My experience in public art has been that women just approach it differently. I have to be very open to fielding lots of opinions and strategies, and listening to what the community wants to say. I also need to be flexible because when you work with so many partners you can’t be a prima donna, you can’t let ego get in the way. You have to be a team player. Many successful public artists are actually couples. Christo and Jeanne-Claude are a perfect example: he was the draftsman but she was the planner, and negotiator. I have to be both.
I think being a woman makes me more approachable when engaging with strangers in bizarre situations, like when I was on the streets of Krakow with a converted pretzel trolley. My whole process is a nurturing one and I see each project like a child. I want to do all the research, put together a good team of partners, and get the proper funding to ensure the project succeeds and can live on without me. It has felt very maternal; I am not sure men feel that way about their projects.
At JWA, we often talk about the role of stories in sparking change. Your work invites the public to share stories with one another. Why is that important to you? What role do you think sharing stories plays in creating community or making change?
Sharing is empowering. A lot of people want a platform to be heard; that is why social media has been so explosively successful. Ultimately, for me, it’s about visually communicating, transcending backgrounds, and creating a universally and personally accessible piece of art. I am dedicating to showcasing both the individual and collective simultaneously because they enrich each other and illustrate a much more vibrant tapestry and story. We can talk about abstract concepts all we want, but if it’s not personal we don’t relate. Data can seem really impersonal but stories make it personal, and although much of my work is visually abstracted, it’s littered with coded meaning so you can explore the work on several levels. The hope is that you connect and are impacted, and that it maybe changes how you see yourself, others, or the world. If that impacts change––awesome!
My work is about in-person encounters and real placemaking art. If you want to make an impact, you need a lived experience and I think communities come together when they share an experience, good or bad. I am trying to foster beautiful, magical, and positive experiences that bridge disparate people. Telling their stories together is a powerful bridge.

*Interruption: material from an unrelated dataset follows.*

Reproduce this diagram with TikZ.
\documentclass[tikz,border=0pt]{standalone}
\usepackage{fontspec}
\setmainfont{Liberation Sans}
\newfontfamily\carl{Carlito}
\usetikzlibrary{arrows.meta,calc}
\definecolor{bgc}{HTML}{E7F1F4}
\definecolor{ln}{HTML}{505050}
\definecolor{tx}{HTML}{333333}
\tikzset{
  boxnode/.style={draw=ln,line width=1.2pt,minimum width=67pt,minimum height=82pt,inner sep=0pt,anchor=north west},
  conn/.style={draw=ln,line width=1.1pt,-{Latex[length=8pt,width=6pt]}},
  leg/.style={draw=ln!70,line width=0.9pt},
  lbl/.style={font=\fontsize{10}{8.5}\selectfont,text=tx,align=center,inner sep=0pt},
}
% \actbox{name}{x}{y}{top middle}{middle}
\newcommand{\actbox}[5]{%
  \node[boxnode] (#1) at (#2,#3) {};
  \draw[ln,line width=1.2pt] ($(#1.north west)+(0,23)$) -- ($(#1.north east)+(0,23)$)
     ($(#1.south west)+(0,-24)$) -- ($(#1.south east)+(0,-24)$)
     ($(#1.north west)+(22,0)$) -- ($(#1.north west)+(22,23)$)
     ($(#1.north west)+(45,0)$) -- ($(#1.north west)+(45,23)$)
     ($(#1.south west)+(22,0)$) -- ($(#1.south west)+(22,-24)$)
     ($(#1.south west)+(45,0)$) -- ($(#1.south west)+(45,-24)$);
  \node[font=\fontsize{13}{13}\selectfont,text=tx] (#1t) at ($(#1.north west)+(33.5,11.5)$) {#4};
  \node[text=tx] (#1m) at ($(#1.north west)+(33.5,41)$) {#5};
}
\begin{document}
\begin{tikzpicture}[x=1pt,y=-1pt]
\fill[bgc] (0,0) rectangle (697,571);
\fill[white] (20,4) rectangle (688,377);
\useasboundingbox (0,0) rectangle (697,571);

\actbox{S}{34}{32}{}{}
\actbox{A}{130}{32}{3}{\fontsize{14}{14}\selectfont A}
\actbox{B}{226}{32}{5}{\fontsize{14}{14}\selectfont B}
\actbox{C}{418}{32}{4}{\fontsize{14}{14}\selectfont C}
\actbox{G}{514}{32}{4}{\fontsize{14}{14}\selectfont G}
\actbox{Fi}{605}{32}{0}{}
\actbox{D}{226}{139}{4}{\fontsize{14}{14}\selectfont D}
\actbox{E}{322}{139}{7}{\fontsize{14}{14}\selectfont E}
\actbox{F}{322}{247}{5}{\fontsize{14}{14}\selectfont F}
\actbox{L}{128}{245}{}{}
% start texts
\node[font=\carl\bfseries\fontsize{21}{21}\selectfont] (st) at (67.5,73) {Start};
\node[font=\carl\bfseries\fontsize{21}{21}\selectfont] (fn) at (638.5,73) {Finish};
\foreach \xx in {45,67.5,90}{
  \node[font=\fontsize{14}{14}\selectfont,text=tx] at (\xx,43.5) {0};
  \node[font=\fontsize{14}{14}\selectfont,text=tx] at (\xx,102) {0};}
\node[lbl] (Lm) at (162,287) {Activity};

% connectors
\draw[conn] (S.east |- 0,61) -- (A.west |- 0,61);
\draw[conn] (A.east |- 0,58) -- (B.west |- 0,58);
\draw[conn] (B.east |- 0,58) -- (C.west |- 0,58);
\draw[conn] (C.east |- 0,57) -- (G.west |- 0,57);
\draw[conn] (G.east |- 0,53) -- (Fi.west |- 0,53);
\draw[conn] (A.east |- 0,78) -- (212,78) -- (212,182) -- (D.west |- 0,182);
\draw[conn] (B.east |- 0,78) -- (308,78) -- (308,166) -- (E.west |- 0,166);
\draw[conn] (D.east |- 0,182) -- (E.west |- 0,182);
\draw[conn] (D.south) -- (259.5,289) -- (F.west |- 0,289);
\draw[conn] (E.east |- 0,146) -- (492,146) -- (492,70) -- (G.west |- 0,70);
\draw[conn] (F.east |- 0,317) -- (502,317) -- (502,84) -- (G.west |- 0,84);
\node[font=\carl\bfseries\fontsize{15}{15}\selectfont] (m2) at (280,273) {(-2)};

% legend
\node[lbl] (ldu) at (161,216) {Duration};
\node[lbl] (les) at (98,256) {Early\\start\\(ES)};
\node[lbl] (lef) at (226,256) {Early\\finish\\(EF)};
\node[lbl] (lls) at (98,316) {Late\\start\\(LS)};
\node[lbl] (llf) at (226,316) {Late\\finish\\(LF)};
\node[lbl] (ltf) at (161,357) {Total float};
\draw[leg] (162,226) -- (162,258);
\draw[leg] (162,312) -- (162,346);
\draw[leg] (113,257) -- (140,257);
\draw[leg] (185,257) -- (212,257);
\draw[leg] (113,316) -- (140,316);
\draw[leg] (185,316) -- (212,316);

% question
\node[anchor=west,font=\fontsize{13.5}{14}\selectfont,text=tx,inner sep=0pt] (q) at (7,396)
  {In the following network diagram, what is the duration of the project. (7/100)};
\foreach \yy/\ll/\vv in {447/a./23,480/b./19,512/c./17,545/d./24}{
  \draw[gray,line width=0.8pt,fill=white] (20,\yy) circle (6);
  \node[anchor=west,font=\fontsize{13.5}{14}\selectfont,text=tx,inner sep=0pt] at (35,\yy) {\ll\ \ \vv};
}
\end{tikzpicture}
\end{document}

What have been some of your favorite stories and conversations to emerge from the Pathways to Freedom project?
At the cart, I have really enjoyed watching people go from a state of apathy or peer pressure to participate, to deep consideration, to ecstatic joy that they took part. It’s been fun to watch parents explain their family history to their kids and see how that invites all sorts of other conversations. Away from the cart, we actually recorded 103 audio interviews and are editing 44 to include with the actual artwork. They will live on the JArts website after the project. These stories reflect an incredible diversity of people and and their life in Boston.
I had one person after the interview say, “I need a psychiatrist … you really have unleashed some deep thoughts!” More than anything, I have learned how broadly the term Freedom can be interpreted. While it’s a light, euphoric, and liberating term; it’s also weighted in responsibility and fight. It is a heavy burden we continually work to protect. I look forward to the artwork inviting longer conversations on the Boston Common.
Pathways to Freedom will be installed at the Boston Common from April 25 to May 2, 2018.